Paella South African Style Version 1 (With Boerewors)
Paella South African Style Version 1
This South African style paella always began with the sound of boerewors hitting the pan — that familiar sizzle that made the whole kitchen feel alive. The spices warmed, the peppers softened, and the rice slowly drew in all the colour and flavour like it had been waiting for it. By the time the wors pieces settled back into the pan, the dish looked bold and generous, the kind of meal that naturally gathered people around the table.
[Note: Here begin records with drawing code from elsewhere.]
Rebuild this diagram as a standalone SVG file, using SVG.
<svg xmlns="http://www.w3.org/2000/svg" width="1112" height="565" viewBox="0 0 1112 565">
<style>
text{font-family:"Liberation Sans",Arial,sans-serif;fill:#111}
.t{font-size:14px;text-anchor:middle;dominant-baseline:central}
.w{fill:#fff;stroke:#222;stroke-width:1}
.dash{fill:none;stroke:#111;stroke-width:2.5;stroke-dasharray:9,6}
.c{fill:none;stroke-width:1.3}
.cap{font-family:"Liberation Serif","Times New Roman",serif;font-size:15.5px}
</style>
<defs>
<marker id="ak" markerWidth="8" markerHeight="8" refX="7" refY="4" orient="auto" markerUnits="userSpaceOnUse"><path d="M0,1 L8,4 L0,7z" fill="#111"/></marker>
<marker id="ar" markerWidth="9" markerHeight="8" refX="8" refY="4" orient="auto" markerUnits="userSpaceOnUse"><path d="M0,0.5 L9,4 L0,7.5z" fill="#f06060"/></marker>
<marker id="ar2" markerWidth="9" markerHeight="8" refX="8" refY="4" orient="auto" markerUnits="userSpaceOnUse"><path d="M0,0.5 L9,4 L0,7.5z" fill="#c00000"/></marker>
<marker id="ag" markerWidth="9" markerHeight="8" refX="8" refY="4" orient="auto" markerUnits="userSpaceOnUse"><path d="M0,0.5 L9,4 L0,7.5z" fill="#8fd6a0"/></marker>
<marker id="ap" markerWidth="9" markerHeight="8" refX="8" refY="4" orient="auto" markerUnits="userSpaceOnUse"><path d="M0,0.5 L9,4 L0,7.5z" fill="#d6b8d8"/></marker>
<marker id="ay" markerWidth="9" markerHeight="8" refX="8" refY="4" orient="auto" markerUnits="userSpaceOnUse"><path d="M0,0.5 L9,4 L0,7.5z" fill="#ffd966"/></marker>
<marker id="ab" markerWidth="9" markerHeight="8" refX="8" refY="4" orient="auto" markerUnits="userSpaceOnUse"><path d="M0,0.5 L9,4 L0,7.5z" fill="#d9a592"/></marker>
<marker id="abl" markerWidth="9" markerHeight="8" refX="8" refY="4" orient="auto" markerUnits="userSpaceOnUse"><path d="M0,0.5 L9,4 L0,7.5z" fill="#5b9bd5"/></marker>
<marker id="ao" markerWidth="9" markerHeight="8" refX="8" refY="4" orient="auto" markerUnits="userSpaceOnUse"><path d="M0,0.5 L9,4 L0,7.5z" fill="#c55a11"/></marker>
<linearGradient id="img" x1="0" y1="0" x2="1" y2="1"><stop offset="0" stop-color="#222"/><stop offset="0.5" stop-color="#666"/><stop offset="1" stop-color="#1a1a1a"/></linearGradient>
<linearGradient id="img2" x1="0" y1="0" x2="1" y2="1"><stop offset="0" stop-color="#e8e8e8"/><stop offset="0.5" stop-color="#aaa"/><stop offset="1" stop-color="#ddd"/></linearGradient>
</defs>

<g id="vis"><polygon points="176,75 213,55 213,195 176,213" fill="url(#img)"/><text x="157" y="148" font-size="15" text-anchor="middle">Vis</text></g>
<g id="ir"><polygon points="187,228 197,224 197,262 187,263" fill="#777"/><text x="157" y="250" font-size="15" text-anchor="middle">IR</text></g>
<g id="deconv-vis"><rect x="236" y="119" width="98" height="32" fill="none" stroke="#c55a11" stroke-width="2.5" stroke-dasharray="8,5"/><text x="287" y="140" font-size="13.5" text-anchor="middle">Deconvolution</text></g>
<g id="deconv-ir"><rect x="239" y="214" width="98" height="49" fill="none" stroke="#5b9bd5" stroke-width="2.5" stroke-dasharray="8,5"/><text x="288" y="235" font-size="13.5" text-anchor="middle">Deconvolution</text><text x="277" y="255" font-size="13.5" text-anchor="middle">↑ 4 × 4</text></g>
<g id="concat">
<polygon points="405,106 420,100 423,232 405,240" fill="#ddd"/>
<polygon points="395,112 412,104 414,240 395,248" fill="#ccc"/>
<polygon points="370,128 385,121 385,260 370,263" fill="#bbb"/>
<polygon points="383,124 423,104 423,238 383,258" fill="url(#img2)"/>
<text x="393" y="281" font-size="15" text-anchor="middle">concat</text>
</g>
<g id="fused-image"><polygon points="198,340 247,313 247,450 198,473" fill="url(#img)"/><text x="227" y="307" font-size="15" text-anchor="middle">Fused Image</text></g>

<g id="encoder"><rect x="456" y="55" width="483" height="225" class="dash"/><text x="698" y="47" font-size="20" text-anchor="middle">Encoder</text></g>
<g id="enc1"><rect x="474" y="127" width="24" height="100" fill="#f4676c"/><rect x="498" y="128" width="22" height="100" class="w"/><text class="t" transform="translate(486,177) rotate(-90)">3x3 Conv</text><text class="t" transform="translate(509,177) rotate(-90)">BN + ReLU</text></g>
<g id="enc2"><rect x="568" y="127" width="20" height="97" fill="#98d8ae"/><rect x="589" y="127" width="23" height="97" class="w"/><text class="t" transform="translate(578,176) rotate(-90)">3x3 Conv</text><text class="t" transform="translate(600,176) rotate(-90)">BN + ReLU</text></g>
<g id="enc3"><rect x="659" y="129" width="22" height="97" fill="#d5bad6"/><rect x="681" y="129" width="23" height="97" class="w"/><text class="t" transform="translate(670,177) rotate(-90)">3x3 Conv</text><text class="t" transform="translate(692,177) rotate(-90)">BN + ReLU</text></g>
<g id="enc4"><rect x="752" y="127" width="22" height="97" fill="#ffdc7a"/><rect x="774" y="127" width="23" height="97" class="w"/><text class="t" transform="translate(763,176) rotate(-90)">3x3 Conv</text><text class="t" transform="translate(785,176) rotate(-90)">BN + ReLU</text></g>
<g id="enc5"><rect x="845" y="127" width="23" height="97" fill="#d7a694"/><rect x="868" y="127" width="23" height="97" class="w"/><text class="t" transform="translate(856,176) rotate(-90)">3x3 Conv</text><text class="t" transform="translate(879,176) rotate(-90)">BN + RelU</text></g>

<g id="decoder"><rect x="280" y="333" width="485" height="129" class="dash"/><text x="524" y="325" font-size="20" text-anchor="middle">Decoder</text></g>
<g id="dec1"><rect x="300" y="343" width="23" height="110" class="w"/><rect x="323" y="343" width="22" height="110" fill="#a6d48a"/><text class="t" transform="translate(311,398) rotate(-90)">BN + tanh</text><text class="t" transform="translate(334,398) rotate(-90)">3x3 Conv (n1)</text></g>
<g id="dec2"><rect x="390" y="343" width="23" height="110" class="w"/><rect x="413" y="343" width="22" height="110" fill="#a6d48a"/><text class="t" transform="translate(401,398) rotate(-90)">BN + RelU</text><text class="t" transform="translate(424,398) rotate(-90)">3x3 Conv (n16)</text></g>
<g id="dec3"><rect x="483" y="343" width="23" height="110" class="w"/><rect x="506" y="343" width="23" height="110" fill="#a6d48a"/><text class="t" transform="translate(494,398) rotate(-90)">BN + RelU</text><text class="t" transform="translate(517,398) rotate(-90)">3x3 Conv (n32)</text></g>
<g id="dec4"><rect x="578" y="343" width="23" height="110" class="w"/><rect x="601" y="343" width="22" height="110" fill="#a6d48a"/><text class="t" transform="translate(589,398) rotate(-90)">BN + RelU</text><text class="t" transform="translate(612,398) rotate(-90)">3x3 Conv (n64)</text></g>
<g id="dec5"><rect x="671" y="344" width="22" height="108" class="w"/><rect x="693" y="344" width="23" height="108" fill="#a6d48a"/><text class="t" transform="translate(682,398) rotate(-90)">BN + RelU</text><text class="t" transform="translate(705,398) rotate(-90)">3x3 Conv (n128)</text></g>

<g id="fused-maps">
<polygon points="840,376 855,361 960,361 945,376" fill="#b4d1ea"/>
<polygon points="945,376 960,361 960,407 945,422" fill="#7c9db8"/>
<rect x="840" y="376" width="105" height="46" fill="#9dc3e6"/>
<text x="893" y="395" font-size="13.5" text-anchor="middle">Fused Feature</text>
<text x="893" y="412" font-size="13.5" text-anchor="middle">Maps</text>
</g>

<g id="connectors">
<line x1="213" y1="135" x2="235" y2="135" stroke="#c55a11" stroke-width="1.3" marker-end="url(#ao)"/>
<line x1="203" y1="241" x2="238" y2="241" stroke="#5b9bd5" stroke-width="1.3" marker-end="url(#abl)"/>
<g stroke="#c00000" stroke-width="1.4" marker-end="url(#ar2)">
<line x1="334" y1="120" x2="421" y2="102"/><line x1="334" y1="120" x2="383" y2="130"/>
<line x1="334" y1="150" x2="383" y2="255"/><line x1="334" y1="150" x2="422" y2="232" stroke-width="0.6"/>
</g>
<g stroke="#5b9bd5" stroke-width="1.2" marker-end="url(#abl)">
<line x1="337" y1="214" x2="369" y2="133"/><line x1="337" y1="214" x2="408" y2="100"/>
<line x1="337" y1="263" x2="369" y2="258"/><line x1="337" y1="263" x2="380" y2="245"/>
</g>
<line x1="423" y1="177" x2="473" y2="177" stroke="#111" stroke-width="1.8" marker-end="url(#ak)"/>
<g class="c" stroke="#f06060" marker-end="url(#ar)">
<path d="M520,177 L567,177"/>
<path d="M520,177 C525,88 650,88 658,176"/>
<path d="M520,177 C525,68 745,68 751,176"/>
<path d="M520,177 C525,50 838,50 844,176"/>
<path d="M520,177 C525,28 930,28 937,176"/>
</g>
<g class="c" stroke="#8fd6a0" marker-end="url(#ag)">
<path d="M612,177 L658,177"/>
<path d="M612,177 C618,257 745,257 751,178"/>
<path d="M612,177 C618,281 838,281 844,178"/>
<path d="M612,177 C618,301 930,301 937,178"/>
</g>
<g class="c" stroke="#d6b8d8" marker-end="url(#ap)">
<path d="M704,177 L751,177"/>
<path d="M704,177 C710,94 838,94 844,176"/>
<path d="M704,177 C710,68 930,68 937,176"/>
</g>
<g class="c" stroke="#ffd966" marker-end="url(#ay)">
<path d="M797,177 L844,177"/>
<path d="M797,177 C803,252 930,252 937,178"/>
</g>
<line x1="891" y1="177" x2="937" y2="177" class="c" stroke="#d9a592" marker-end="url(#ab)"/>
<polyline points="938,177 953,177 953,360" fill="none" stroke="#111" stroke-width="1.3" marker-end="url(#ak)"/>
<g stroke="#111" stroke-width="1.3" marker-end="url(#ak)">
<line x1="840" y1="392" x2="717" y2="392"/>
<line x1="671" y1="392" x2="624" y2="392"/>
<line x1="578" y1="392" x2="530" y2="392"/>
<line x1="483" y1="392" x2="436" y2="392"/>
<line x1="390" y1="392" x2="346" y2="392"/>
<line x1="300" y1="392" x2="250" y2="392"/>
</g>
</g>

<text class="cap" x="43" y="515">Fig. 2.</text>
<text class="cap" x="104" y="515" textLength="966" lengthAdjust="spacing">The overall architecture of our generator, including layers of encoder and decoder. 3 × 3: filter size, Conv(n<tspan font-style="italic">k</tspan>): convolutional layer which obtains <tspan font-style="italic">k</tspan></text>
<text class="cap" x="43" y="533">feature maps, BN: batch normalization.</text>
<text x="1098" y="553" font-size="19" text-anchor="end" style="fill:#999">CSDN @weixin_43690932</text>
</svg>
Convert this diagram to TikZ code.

It carried the spirit of paella, yes, but with a proudly local soul that tasted like home.
Ingredients
- 700 g chicken white meat (breast/thigh)
- 6 strips bacon
- 1 large onion, chopped
- 5 tbsp oil
- 2 cups uncooked rice
- 425 g can whole peeled tomatoes
- 1 chicken stock cube, dissolved
- 0.5 tsp turmeric
- 1 garlic clove, crushed
- Salt and black pepper
- 1 sweet pepper, chopped
- 300 g peas
- 200 g white fish, in pieces
- 250 g boerewors (or pork sausages), sliced
Method
- Fry the onion, chicken, boerewors and bacon in a large heavy pot until browned.
- Add the rice, canned tomatoes, dissolved stock cube, turmeric, garlic, salt and pepper.
- Add 5 cups of boiling water.
- Cook until the rice is tender.
- Add the peas, sweet pepper, fish and boerewors.
- Simmer a further 10-15 minutes until everything is heated through and fully cooked before serving.